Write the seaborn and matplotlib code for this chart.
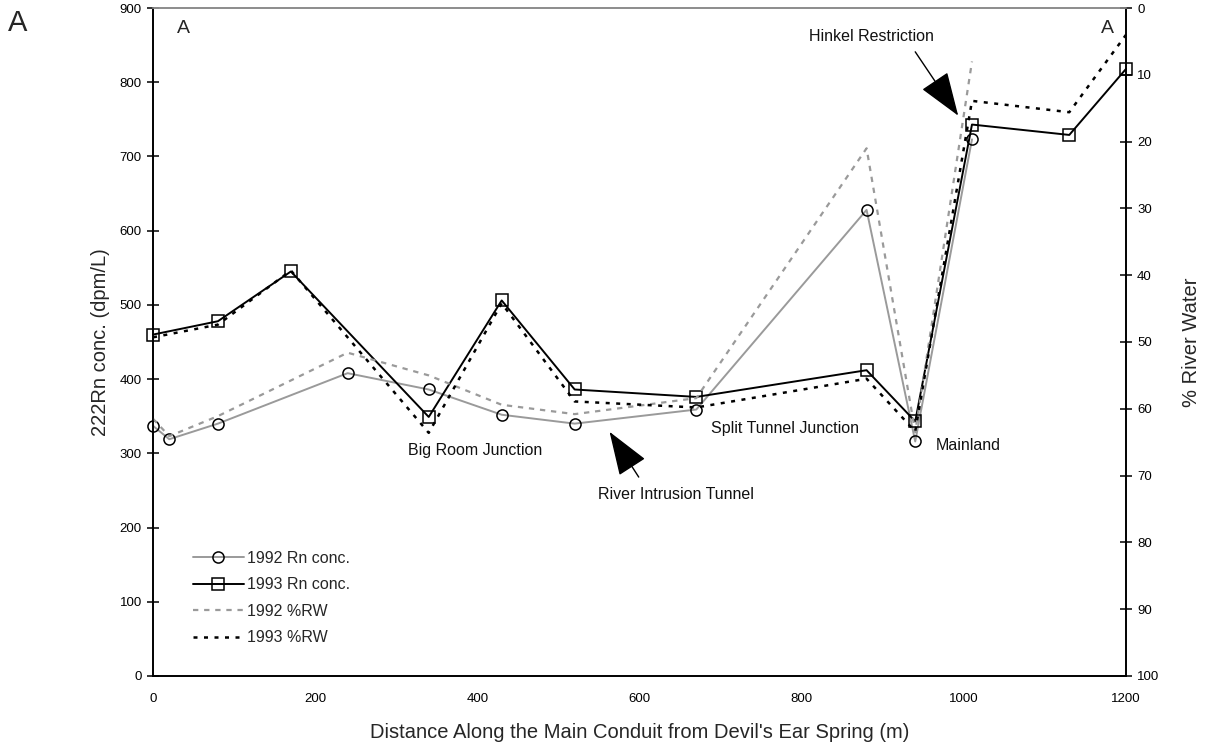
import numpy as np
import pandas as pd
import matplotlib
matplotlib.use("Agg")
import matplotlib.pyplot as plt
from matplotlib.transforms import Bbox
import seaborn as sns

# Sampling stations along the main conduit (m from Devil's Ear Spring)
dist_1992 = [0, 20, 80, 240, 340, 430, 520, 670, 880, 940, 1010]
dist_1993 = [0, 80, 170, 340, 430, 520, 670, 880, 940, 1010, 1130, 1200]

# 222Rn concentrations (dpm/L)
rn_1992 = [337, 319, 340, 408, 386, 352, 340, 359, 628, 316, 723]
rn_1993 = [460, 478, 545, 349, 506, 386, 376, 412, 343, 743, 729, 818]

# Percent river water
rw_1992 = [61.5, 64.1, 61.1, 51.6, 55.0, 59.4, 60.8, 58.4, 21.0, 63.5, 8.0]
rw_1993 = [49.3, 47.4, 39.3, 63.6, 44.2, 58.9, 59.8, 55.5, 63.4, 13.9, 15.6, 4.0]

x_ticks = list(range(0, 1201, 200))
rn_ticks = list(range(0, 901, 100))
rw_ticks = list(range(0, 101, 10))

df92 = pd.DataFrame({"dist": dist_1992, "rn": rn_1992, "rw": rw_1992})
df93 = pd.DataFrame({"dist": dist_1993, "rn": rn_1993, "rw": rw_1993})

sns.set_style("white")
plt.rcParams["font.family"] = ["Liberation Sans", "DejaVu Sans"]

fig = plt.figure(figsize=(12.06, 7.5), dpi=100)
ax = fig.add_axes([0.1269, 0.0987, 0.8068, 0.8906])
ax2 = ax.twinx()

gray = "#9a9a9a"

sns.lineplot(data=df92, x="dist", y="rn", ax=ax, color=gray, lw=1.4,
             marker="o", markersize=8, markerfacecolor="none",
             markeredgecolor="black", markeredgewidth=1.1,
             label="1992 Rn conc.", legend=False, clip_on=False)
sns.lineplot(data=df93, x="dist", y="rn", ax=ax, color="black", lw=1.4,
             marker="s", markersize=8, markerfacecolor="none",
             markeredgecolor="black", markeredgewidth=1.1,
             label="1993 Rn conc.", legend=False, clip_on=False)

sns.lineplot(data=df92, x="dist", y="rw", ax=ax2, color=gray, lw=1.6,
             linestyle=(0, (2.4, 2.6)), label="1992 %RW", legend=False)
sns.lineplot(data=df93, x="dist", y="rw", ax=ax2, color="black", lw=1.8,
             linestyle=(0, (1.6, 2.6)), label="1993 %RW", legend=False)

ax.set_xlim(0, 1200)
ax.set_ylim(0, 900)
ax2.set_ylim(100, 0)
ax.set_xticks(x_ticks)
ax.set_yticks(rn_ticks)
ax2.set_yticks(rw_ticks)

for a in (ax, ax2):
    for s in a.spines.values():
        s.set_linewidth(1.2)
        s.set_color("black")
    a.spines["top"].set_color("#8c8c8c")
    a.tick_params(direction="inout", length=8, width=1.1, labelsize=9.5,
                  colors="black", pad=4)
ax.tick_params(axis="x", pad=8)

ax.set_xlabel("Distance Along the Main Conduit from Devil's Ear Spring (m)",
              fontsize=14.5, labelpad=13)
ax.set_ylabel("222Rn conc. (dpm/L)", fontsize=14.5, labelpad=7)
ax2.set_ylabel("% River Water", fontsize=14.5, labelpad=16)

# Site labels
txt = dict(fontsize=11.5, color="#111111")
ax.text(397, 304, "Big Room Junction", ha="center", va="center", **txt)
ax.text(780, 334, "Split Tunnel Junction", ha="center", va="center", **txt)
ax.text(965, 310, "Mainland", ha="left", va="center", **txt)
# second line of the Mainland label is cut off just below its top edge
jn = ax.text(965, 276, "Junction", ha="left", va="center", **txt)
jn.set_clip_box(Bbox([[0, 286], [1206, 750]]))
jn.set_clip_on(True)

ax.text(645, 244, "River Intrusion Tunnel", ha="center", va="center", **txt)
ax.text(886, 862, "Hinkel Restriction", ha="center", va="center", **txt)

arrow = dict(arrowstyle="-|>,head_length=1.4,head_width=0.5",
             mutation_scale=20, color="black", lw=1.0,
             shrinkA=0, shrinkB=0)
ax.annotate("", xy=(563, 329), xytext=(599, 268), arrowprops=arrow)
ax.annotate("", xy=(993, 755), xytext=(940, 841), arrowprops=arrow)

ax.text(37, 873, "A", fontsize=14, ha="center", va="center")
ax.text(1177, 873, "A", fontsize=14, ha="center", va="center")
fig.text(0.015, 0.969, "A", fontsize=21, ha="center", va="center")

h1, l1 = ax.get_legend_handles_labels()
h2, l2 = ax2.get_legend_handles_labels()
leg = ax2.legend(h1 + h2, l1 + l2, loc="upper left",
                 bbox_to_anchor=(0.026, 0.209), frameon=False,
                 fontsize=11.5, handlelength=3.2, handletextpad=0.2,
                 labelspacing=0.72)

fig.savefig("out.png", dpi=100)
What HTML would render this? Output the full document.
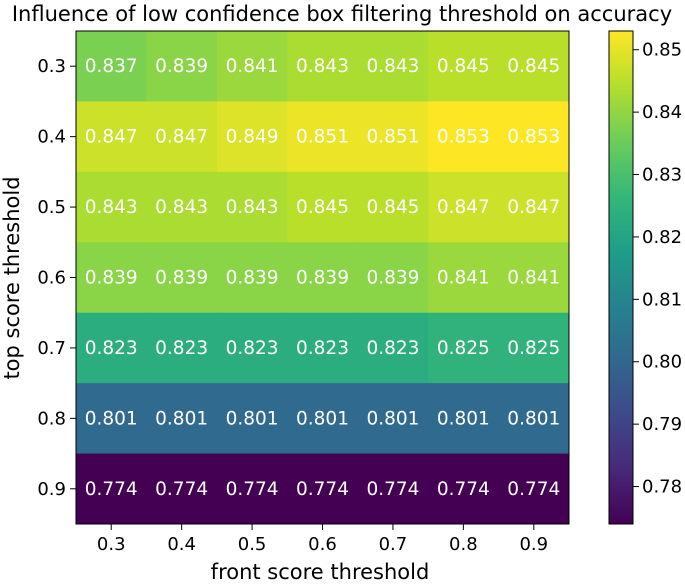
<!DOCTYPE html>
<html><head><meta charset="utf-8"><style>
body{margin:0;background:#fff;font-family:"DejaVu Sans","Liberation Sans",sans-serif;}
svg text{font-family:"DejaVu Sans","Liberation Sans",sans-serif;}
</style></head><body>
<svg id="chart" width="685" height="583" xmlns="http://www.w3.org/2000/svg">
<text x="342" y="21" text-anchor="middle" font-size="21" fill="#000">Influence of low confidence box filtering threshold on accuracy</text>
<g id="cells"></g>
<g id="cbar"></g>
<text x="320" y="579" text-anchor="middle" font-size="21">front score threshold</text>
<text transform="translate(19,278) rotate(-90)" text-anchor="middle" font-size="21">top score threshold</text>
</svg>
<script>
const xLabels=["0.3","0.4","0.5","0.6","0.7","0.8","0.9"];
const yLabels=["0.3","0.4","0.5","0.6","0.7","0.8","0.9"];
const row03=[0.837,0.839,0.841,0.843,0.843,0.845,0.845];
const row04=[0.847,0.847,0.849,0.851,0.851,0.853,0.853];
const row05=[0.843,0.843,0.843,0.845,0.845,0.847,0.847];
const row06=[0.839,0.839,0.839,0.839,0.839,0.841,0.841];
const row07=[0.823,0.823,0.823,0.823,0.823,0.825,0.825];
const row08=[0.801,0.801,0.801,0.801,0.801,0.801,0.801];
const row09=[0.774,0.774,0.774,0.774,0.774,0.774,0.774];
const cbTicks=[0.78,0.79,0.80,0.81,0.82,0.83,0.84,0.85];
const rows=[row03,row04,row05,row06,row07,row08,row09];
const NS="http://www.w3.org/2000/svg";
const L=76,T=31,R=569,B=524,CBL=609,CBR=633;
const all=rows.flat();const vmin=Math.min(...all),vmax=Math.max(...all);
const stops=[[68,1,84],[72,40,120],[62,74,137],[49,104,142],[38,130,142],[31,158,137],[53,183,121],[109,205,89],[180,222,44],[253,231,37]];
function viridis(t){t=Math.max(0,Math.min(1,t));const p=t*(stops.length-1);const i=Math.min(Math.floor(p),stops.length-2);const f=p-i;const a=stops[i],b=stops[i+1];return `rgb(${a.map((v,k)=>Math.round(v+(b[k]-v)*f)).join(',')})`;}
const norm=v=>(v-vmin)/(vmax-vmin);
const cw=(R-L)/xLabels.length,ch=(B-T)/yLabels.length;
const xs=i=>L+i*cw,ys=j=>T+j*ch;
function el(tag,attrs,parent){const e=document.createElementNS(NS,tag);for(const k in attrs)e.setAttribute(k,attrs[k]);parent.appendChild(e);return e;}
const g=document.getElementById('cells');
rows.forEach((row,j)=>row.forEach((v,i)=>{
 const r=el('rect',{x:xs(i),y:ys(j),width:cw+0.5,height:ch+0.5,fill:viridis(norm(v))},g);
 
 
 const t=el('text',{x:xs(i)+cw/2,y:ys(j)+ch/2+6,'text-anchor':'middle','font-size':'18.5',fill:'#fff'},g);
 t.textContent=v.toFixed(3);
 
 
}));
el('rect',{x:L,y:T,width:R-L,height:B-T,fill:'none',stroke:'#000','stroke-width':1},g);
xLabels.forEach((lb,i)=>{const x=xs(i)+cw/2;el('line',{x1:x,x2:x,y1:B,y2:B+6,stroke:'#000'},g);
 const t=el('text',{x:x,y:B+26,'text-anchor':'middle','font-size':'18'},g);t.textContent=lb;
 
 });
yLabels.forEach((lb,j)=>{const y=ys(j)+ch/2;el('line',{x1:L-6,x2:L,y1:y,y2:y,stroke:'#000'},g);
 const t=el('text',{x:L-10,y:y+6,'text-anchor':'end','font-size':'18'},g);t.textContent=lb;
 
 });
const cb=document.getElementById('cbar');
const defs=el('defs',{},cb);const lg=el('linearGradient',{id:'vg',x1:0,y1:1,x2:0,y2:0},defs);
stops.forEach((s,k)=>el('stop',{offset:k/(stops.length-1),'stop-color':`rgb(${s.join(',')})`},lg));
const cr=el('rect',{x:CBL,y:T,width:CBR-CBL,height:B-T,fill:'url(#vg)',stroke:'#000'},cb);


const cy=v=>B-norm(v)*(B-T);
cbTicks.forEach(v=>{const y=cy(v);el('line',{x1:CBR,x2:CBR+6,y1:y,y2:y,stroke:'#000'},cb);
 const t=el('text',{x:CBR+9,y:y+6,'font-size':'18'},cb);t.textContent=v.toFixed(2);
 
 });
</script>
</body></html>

◆ ◆ ◆ ◆ ◆

■ **Required task**: Copy all lines from the listing that contain "matplotlib".

■ **Exercise answer**:
Write the seaborn and matplotlib code for this chart.
import matplotlib
matplotlib.use("Agg")
import matplotlib.pyplot as plt
from matplotlib.transforms import Bbox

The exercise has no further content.